WHAT YOU ARE ASKED TO DO: Leave out all pictures and give back precisely the lines from the line with "Reproduce this chart with matplotlib." to the line with "from matplotlib.ticker import MultipleLocator", including those two lines.

[start of RECORDS TO PROCESS]

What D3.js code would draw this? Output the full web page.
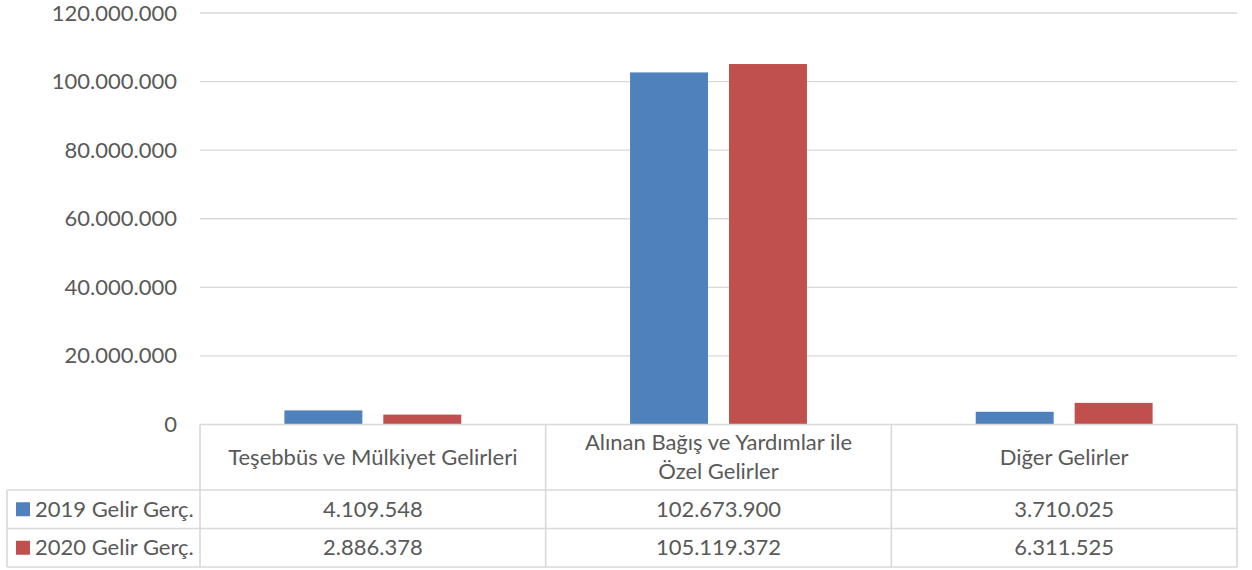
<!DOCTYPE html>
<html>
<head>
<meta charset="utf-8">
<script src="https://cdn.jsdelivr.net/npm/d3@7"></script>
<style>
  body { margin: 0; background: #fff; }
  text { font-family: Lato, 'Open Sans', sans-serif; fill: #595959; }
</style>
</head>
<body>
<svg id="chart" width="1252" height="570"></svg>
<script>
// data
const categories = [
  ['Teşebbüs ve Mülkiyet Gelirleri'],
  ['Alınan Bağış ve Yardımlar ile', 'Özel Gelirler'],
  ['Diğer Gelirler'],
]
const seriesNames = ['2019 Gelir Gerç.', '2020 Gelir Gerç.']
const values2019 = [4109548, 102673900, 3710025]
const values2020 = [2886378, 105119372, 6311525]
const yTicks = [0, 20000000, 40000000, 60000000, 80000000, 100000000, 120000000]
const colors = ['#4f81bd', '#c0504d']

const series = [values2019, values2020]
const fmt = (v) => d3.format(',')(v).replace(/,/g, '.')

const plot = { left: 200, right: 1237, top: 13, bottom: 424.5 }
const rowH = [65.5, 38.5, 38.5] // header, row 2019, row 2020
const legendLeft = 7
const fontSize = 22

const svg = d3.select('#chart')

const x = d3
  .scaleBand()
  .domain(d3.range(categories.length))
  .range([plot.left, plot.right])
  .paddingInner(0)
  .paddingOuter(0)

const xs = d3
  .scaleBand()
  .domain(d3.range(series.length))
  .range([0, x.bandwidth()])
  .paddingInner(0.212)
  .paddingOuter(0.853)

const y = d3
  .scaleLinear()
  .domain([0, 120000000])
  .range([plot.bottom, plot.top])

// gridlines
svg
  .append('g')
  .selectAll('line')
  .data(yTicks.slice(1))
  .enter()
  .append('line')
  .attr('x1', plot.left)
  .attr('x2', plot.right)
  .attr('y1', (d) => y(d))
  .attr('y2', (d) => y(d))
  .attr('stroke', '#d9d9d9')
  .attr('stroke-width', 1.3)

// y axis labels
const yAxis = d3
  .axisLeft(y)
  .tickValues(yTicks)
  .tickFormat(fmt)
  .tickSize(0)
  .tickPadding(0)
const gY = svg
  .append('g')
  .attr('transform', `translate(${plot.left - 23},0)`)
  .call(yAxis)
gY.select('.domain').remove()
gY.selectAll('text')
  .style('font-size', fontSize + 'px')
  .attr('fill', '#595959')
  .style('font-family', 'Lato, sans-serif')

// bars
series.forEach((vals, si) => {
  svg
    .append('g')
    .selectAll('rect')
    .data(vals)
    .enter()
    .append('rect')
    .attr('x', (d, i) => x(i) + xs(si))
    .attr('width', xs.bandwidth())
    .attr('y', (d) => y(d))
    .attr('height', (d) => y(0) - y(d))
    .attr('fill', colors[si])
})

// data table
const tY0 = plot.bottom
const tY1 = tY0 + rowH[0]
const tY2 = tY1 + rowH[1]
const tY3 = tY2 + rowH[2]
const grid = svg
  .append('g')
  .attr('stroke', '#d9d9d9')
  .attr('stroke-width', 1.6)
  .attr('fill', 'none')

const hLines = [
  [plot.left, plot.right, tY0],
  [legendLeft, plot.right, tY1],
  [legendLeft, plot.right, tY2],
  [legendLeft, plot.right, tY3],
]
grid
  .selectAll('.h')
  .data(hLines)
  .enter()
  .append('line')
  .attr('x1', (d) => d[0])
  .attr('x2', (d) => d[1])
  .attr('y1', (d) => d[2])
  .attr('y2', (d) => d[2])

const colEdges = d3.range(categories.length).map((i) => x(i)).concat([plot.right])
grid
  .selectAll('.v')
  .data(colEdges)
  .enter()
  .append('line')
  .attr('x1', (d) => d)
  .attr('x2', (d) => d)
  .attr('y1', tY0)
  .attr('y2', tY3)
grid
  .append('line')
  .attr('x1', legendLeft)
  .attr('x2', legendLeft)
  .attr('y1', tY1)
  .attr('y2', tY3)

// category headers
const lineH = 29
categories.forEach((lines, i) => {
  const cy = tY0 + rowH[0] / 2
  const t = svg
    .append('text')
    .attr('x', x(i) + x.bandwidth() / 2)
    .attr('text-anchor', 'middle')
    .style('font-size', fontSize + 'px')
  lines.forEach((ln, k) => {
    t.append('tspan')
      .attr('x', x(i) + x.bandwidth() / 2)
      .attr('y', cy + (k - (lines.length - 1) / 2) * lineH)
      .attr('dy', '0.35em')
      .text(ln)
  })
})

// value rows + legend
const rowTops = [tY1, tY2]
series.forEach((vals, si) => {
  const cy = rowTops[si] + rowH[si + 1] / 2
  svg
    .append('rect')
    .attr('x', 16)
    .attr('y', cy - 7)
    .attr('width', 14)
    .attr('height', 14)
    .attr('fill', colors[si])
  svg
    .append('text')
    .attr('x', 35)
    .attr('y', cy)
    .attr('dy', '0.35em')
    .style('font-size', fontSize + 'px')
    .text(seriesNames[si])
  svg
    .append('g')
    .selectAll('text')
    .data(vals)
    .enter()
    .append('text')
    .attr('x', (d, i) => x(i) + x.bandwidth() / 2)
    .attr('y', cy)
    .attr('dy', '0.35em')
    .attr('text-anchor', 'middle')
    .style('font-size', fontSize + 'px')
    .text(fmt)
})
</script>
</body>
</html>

[end of RECORDS TO PROCESS]
[start of RECORDS TO PROCESS]

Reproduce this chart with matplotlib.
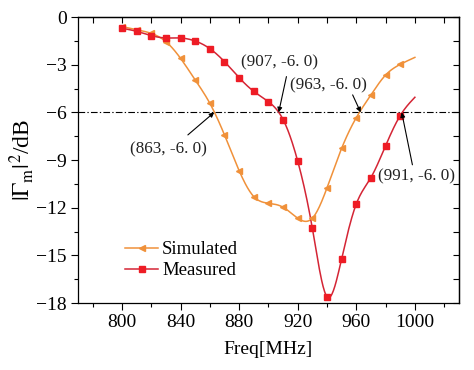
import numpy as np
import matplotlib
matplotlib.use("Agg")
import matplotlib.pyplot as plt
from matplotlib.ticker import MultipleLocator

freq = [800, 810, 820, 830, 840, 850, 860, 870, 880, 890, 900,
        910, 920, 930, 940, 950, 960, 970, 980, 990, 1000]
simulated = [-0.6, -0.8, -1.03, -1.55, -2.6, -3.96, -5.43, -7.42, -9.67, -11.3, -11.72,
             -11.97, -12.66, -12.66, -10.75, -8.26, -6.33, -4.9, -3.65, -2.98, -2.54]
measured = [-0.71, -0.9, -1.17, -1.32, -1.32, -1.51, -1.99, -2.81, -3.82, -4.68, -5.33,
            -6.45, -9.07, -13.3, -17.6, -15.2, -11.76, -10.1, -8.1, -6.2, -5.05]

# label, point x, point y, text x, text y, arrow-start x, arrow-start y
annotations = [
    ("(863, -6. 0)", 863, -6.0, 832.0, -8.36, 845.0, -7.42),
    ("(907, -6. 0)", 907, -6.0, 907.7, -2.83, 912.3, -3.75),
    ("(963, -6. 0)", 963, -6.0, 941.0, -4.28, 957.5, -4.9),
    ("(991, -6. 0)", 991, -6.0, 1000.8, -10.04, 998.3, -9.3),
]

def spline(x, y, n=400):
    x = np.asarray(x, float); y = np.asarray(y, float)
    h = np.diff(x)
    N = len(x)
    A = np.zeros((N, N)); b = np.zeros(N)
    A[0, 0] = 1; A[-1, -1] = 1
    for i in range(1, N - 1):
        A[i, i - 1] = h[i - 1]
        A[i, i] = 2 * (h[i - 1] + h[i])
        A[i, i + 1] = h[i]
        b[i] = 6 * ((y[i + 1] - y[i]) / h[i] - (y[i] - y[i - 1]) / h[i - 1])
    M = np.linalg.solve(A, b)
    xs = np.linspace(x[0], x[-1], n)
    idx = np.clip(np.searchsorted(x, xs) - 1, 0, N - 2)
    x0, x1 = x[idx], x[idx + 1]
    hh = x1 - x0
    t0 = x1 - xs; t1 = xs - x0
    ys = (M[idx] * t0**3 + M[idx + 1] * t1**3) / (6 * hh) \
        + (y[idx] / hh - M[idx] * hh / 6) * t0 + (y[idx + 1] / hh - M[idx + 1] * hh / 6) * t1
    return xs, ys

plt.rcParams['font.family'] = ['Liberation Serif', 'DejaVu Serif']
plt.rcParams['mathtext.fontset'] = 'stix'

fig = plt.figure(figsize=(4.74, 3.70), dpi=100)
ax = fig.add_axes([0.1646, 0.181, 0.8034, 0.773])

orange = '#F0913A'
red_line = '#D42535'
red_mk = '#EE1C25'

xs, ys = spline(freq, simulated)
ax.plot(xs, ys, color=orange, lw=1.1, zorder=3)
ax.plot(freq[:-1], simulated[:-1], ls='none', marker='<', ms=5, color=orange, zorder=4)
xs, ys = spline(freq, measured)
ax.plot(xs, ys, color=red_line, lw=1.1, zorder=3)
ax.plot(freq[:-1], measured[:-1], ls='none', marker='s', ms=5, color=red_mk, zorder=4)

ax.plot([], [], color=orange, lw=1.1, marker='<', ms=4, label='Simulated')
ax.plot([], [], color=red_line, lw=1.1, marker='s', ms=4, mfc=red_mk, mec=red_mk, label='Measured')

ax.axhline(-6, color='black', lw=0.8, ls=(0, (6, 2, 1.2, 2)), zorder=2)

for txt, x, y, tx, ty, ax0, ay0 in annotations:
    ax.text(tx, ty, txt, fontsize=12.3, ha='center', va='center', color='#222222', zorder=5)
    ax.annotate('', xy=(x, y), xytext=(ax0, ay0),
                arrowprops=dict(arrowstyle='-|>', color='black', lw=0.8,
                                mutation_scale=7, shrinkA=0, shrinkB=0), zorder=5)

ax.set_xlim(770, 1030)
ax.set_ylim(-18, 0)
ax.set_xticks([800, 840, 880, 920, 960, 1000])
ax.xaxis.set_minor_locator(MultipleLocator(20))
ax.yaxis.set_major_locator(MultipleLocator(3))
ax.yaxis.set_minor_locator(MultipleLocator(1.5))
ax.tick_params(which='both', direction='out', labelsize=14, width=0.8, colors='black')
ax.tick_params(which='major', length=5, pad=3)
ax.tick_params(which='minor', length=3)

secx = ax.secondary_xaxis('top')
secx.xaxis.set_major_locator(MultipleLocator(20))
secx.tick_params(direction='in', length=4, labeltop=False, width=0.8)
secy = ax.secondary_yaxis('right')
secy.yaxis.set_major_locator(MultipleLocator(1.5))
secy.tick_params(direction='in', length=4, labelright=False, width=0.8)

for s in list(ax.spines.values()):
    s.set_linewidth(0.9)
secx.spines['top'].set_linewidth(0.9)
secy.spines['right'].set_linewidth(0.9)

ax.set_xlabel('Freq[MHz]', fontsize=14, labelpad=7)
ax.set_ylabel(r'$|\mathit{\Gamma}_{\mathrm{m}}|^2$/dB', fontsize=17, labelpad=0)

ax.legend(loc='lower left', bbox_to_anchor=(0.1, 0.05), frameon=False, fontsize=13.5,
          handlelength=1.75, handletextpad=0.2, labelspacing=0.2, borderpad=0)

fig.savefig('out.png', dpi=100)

[end of RECORDS TO PROCESS]

EXPECTED OUTPUT:
Reproduce this chart with matplotlib.
import numpy as np
import matplotlib
matplotlib.use("Agg")
import matplotlib.pyplot as plt
from matplotlib.ticker import MultipleLocator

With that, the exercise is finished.